Начались срочные приготовления к отъезду Эйба и его семьи. Казалось, что весь город уезжает. Продать мебель из нашей квартирки было теперь невозможно, поэтому мы отдали часть нашему повару, а остальное перевезли в дом моих родителей, на третий этаж, куда опять переехала и я.

Когда Британско-Американская табачная компания закрылась, Эйб должен быть отдавать все свое время семье. Он выполнял бесконечные поручения своей матери и сестры, делал покупки и паковал, паковал, паковал... Гора ящиков, сундуков, чемоданов росла с каждым днем. В день отъезда мы не могли говорить, слов не было. Я затерялась в толпе родственников и друзей, пришедших на вокзал. Последний отчаянный поцелуй — и мой муж уехал. Я вернулась домой подавленная, опустошенная, опять беззащитная эмигрантка, бездомная брошенная беженка.

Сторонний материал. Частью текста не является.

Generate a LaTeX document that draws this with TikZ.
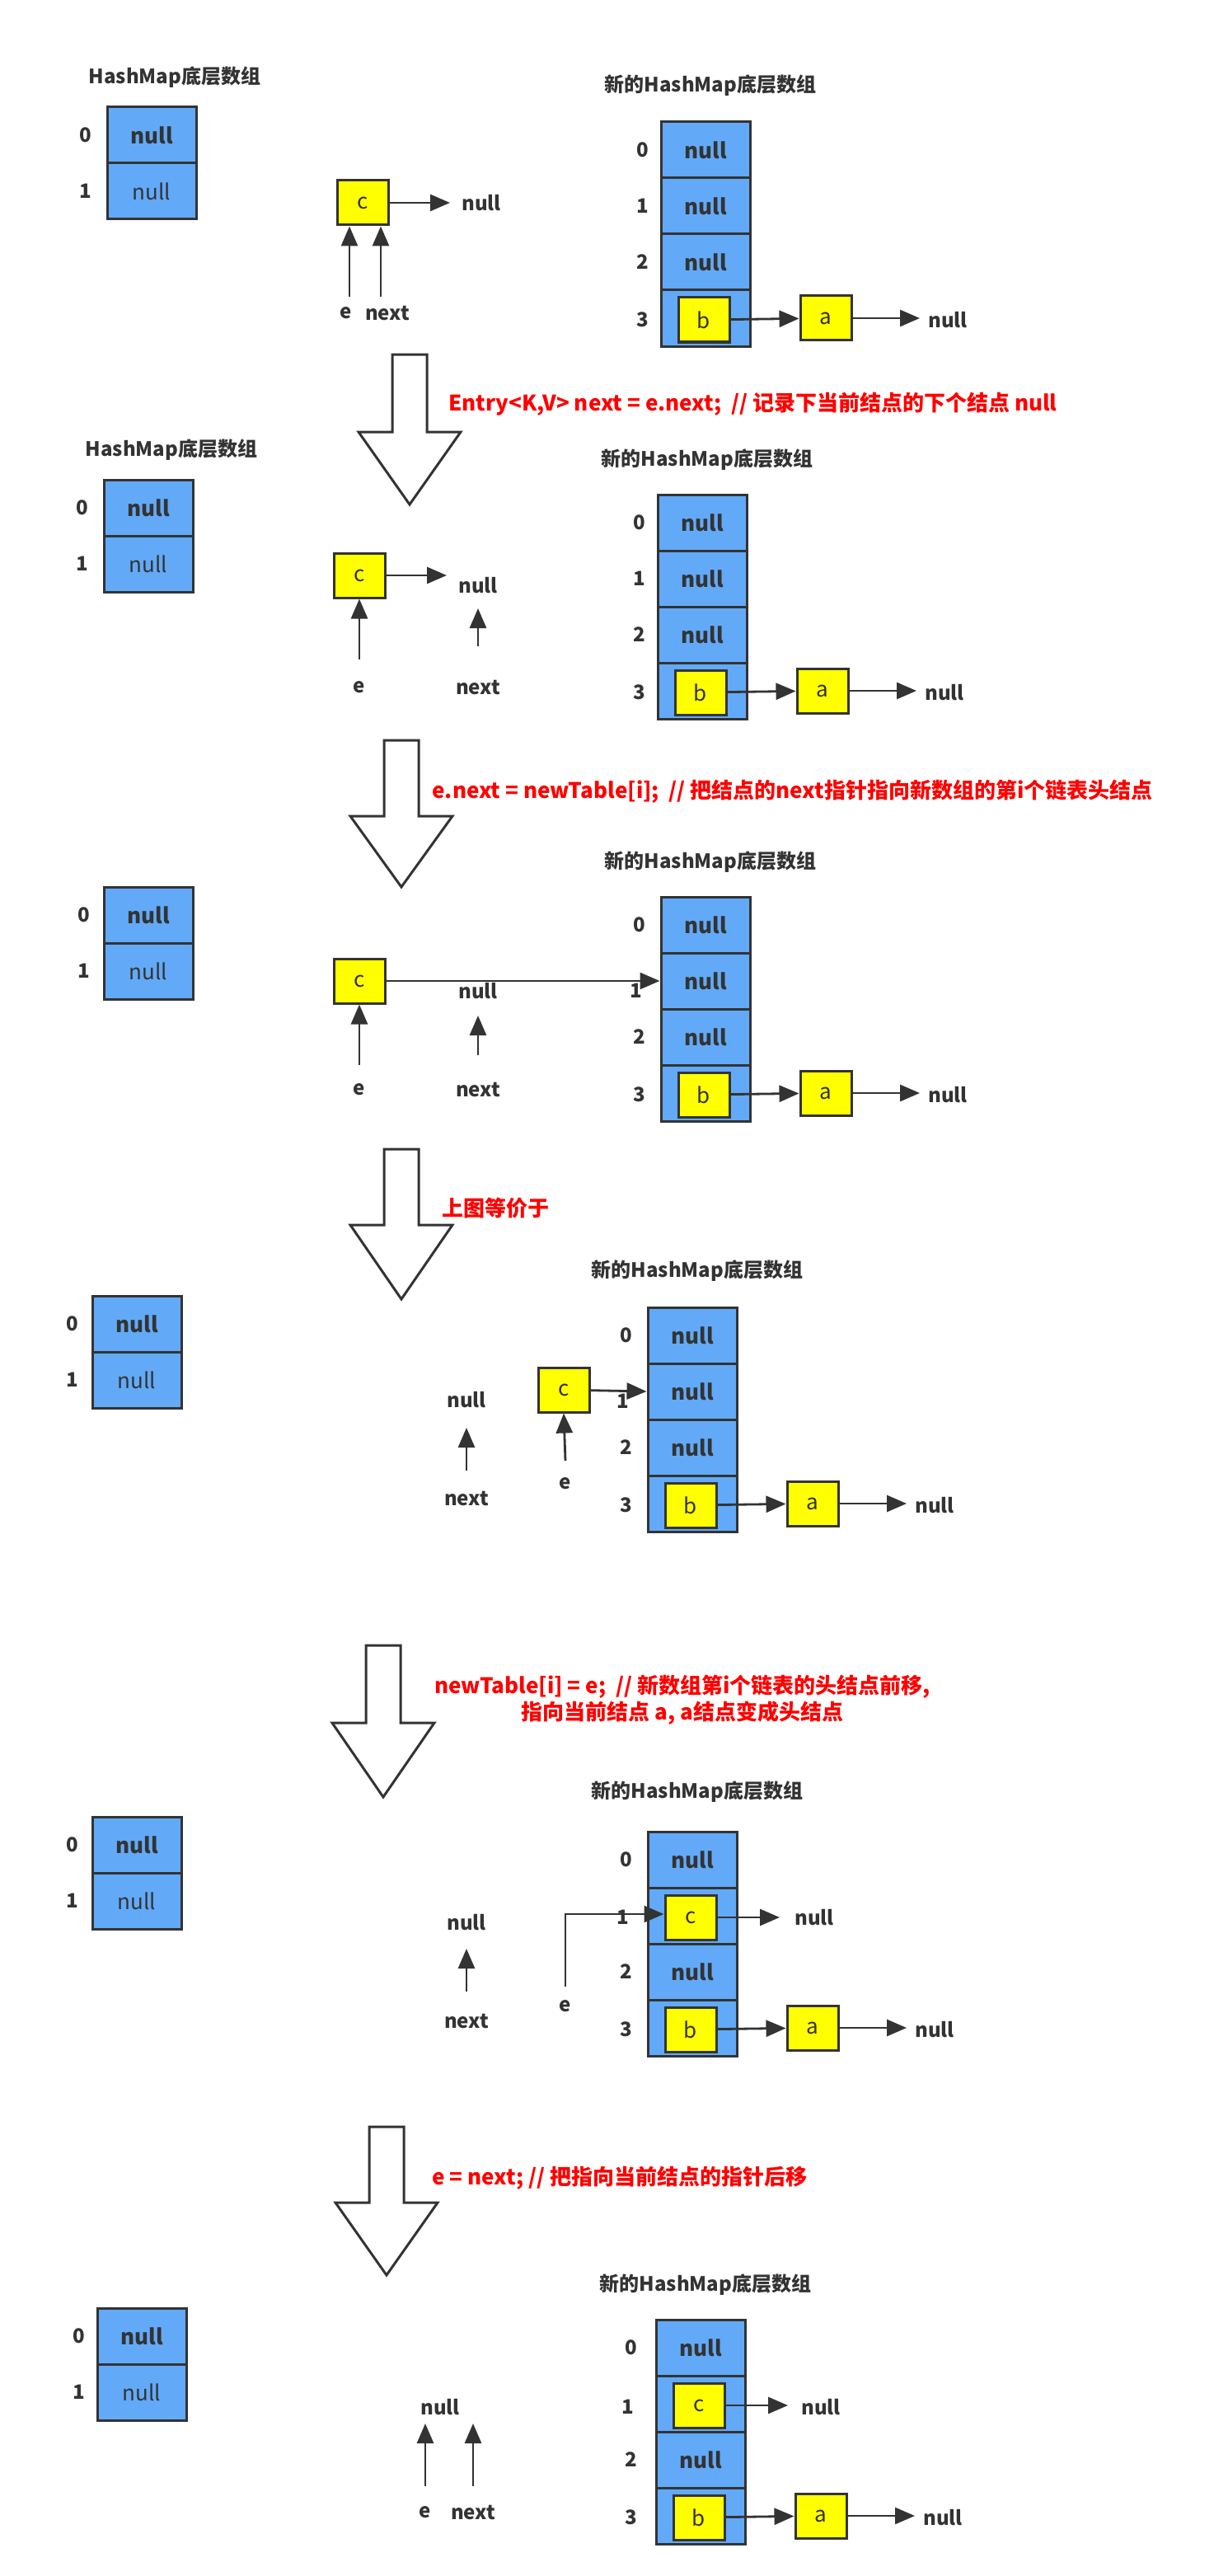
\documentclass[tikz,border=0pt]{standalone}
\usepackage{fontspec}
\setmainfont{Noto Sans CJK SC}
\usetikzlibrary{arrows.meta}
\definecolor{cellblue}{HTML}{62AAF8}
\definecolor{edge}{HTML}{333333}
\definecolor{ylw}{HTML}{FFFF00}
\definecolor{txt}{HTML}{333333}
\definecolor{redt}{HTML}{FF0000}
\tikzset{
 cell/.style={draw=edge,fill=cellblue,line width=1.5pt,minimum width=54pt,minimum height=34pt,inner sep=0pt,text=txt,font=\bfseries\fontsize{13}{13}\selectfont},
 cellr/.style={cell,font=\fontsize{13}{13}\selectfont},
 ent/.style={draw=edge,fill=ylw,line width=1.5pt,minimum width=31pt,minimum height=27pt,inner sep=0pt,text=txt,font=\fontsize{13}{13}\selectfont},
 lbl/.style={text=txt,font=\bfseries\fontsize{12}{12}\selectfont,inner sep=1pt},
 ttl/.style={text=txt,font=\bfseries\fontsize{12}{12}\selectfont},
 red/.style={text=redt,font=\bfseries\fontsize{13}{16}\selectfont,inner sep=0pt},
 arr/.style={-{Triangle[length=12pt,width=10pt]},line width=1.4pt,draw=edge},
 hollow/.style={draw=edge,line width=1.5pt,fill=white,line join=miter}
}
\newcommand\oldarr[4]{%
 \node[cell] (#1o0) at (#2+27,#3+17) {null};
 \node[cellr] (#1o1) at (#2+27,#3+51) {null};
 \node[lbl] (#1ol0) at (#4,#3+17) {0};
 \node[lbl] (#1ol1) at (#4,#3+51) {1};}
\newcommand\newarr[4]{%
 \node[cell] (#1n0) at (#2+28,#3+17) {null};
 \node[cell] (#1n1) at (#2+28,#3+51) {null};
 \node[cell] (#1n2) at (#2+28,#3+85) {null};
 \node[cell] (#1n3) at (#2+28,#3+119) {};
 \node[lbl] (#1nl0) at (#4,#3+17) {0};
 \node[lbl] (#1nl2) at (#4,#3+85) {2};
 \node[lbl] (#1nl3) at (#4,#3+120) {3};
 \node[ent] (#1b) at (#2+27,#3+120) {b};
 \node[ent] (#1a) at (#2+101,#3+119) {a};
 \coordinate (#1ae) at (#2+158,#3+119);
 \node[lbl,anchor=west] (#1an) at (#2+162,#3+120) {null};
 \draw[arr] (#1b) -- (#1a);
 \draw[arr] (#1a) -- (#1ae);}
\newcommand\bigarrow[4]{%
 \draw[hollow] (#1-10.5,#2) -- (#1+10.5,#2) -- (#1+10.5,#3) -- (#1+31,#3) -- (#1,#4) -- (#1-31,#3) -- (#1-10.5,#3) -- cycle;}
\begin{document}
\begin{tikzpicture}[x=1pt,y=-1pt]
\useasboundingbox (0,0) rectangle (736,1562.5);
%================ panel 1
\node[ttl] (t1) at (106,47) {HashMap底层数组};
\oldarr{p1}{65}{65}{52}
\node[ttl] (nt1) at (431,52) {新的HashMap底层数组};
\newarr{p1}{400}{74}{390}
\node[lbl] (p1l1) at (390,125) {1};
\node[ent] (p1c) at (220,123) {c};
\coordinate (p1ce) at (273,123);
\node[lbl] (p1cn) at (292,123) {null};
\draw[arr] (p1c) -- (p1ce);
\coordinate (p1e0) at (212,180); \coordinate (p1x0) at (231,180);
\draw[arr] (p1e0) -- (p1e0 |- p1c.south);
\draw[arr] (p1x0) -- (p1x0 |- p1c.south);
\node[lbl] (p1e) at (210,190) {e};
\node[lbl] (p1x) at (235,190) {next};
\bigarrow{248.5}{215}{262}{306}
\node[red,anchor=west] (r1) at (272,245) {Entry<K,V> next = e.next;\ \ // 记录下当前结点的下个结点 null};
%================ panel 2
\node[ttl] (t2) at (104,273) {HashMap底层数组};
\oldarr{p2}{63}{291}{50}
\node[ttl] (nt2) at (429,279) {新的HashMap底层数组};
\newarr{p2}{398}{300}{388}
\node[lbl] (p2l1) at (388,351) {1};
\node[ent] (p2c) at (218,349) {c};
\coordinate (p2ce) at (271,349);
\node[lbl] (p2cn) at (290,355) {null};
\draw[arr] (p2c) -- (p2ce);
\coordinate (p2e0) at (218,400);
\draw[arr] (p2e0) -- (p2c.south);
\coordinate (p2x0) at (290,392); \coordinate (p2x1) at (290,369);
\draw[arr] (p2x0) -- (p2x1);
\node[lbl] (p2e) at (218,417) {e};
\node[lbl] (p2x) at (290,417) {next};
\bigarrow{243.5}{449}{495}{538}
\node[red,anchor=west] (r2) at (262,480) {e.next = newTable[i];\ \ // 把结点的next指针指向新数组的第i个链表头结点};
%================ panel 3
\oldarr{p3}{63}{538}{51}
\node[ttl] (nt3) at (431,523) {新的HashMap底层数组};
\newarr{p3}{400}{544}{388}
\node[lbl] (p3l1) at (386,601) {1};
\node[ent] (p3c) at (218,595) {c};
\node[lbl] (p3cn) at (290,601) {null};
\coordinate (p3m) at (318,595);
\draw[arr] (p3c) -- (p3m) -- (p3m |- p3n1.west) -- (p3n1.west);
\coordinate (p3e0) at (218,646);
\draw[arr] (p3e0) -- (p3c.south);
\coordinate (p3x0) at (290,640); \coordinate (p3x1) at (290,616);
\draw[arr] (p3x0) -- (p3x1);
\node[lbl] (p3e) at (218,661) {e};
\node[lbl] (p3x) at (290,661) {next};
\bigarrow{243.5}{697}{743}{788}
\node[red,anchor=west] (r3) at (268,733) {上图等价于};
%================ panel 4
\oldarr{p4}{56}{786}{44}
\node[ttl] (nt4) at (423,771) {新的HashMap底层数组};
\newarr{p4}{392}{793}{380}
\node[lbl] (p4l1) at (378,850) {1};
\node[ent] (p4c) at (342,843) {c};
\draw[arr] (p4c) -- (p4n1.west);
\coordinate (p4e0) at (343,886);
\draw[arr] (p4e0) -- (p4c.south);
\node[lbl] (p4e) at (343,900) {e};
\node[lbl] (p4nl) at (283,849) {null};
\coordinate (p4x0) at (283,892); \coordinate (p4x1) at (283,866);
\draw[arr] (p4x0) -- (p4x1);
\node[lbl] (p4x) at (283,909) {next};
\bigarrow{232.5}{998}{1045}{1090}
\node[red,align=center] (r4) at (414,1031) {newTable[i] = e;\ \ // 新数组第i个链表的头结点前移,\\指向当前结点 a, a结点变成头结点};
%================ panel 5
\oldarr{p5}{56}{1102}{44}
\node[ttl] (nt5) at (423,1087) {新的HashMap底层数组};
\newarr{p5}{392}{1111}{380}
\node[lbl] (p5l1) at (378,1163) {1};
\node[ent] (p5c) at (419,1163) {c};
\coordinate (p5ce) at (473,1163);
\node[lbl] (p5cn) at (494,1163) {null};
\draw[arr] (p5c) -- (p5ce);
\coordinate (p5e0) at (343,1205); \coordinate (p5e1) at (343,1161);
\draw[arr] (p5e0) -- (p5e1) -- (p5c.west |- p5e1);
\node[lbl] (p5e) at (343,1217) {e};
\node[lbl] (p5nl) at (283,1166) {null};
\coordinate (p5x0) at (283,1208); \coordinate (p5x1) at (283,1182);
\draw[arr] (p5x0) -- (p5x1);
\node[lbl] (p5x) at (283,1226) {next};
\bigarrow{234.5}{1290}{1336}{1380}
\node[red,anchor=west] (r5) at (262,1321) {e = next; // 把指向当前结点的指针后移};
%================ panel 6
\oldarr{p6}{59}{1400}{48}
\node[ttl] (nt6) at (428,1386) {新的HashMap底层数组};
\newarr{p6}{397}{1407}{383}
\node[lbl] (p6l1) at (381,1460) {1};
\node[ent] (p6c) at (424,1459) {c};
\coordinate (p6ce) at (478,1459);
\node[lbl] (p6cn) at (498,1460) {null};
\draw[arr] (p6c) -- (p6ce);
\node[lbl] (p6nl) at (267,1460) {null};
\coordinate (p6e0) at (258,1508); \coordinate (p6e1) at (258,1470);
\coordinate (p6x0) at (287,1508); \coordinate (p6x1) at (287,1470);
\draw[arr] (p6e0) -- (p6e1);
\draw[arr] (p6x0) -- (p6x1);
\node[lbl] (p6e) at (258,1524) {e};
\node[lbl] (p6x) at (287,1524) {next};
\end{tikzpicture}
\end{document}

Я скучала по мужу. Я привыкла к тому, что меня любят, привыкла делить с ним мою жизнь. Мне нужно было на кого-нибудь опереться, и тут мама поддержала меня своей любовью и нежностью, ни разу не напомнив о своих первоначальных возражениях против моего брака. Хотя, наверно, она думала: «Хороший муж не оставил бы жену в такое время!»